The decision — Kim Brown, Bill Carrell, David Daugherty, David McManus and Bob Midnight voting to reject; Charles Barfield, Richard Corzine and Jerry Mizell voting against — hinged on a discussion during a Feb. 20 Parks & Recreation Committee meeting during which the rates and work of Sommers Lawn Care were discussed. The business, owned by Ethan Sommers, has mowed the city’s parks for 2 1/2 years.
“It was a disservice to Mr. Sommers,” said Carrell, the chairman of the Parks & Rec Committee, before asking city attorney Rick Abell to address the legalities of the issue.

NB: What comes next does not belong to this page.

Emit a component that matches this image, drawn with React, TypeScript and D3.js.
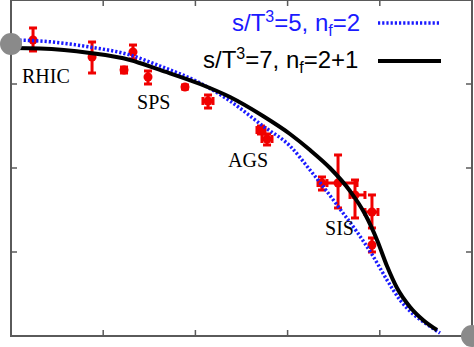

Abell said there are a number of Supreme Court cases that say bidding has to be a fair process and on an even playing field. “Unfortunately, when we went down the path of discussing (whether) to do a contract versus a bid, we really ventured over and beyond that issue,” he explained. “We actually got into the particulars of the contract with Mr. Sommers. It’s my opinion that in all likelihood that was not a fair bidding process that resulted because we actually discussed his price and other things in an open session of city council.”
With that in mind, Abell said the council has to make a determination of whether or not it engaged in a fair bidding process. If it did not, then the bids should be rejected. If it did, then the low bid should be awarded.
Carrell made the motion, with Midnight seconding, to reject all bids and take the matter back to the committee because it’s not a fair bidding process.
Just as Mayor Billy McDaniel asked for the roll call vote, Thomas Reed asked to speak. Reed was one of three bidders for the project. He told the council when he saw the advertisement for bids in the newspaper, “for me as a business owner, it was a growth opportunity . . . I feel reading it in the paper as you guys wanting businesses supplying you bids, it was a little vague. I think to table it and go back to discussion where not everybody can be present would be the easy thing to do.”
Reed pointed out the three bids — $795, $850 and $885 weekly — and that one of them was from Vienna, referring to the statement in the advertisement that “priority will be given to bidders residing in Massac County.”
“I guess it’s how much respect you guys have for each other making a presentation, publishing it in the paper and doing what you say you’re going to do. It’s part of having to make a tough decision,” he said. “As far as the prices, I feel there were three competitive bids. The low bid, to me, it’s not the preference or the favoritism you asked for in your bid so I guess it’s how much favoritism we want to show for your local business.”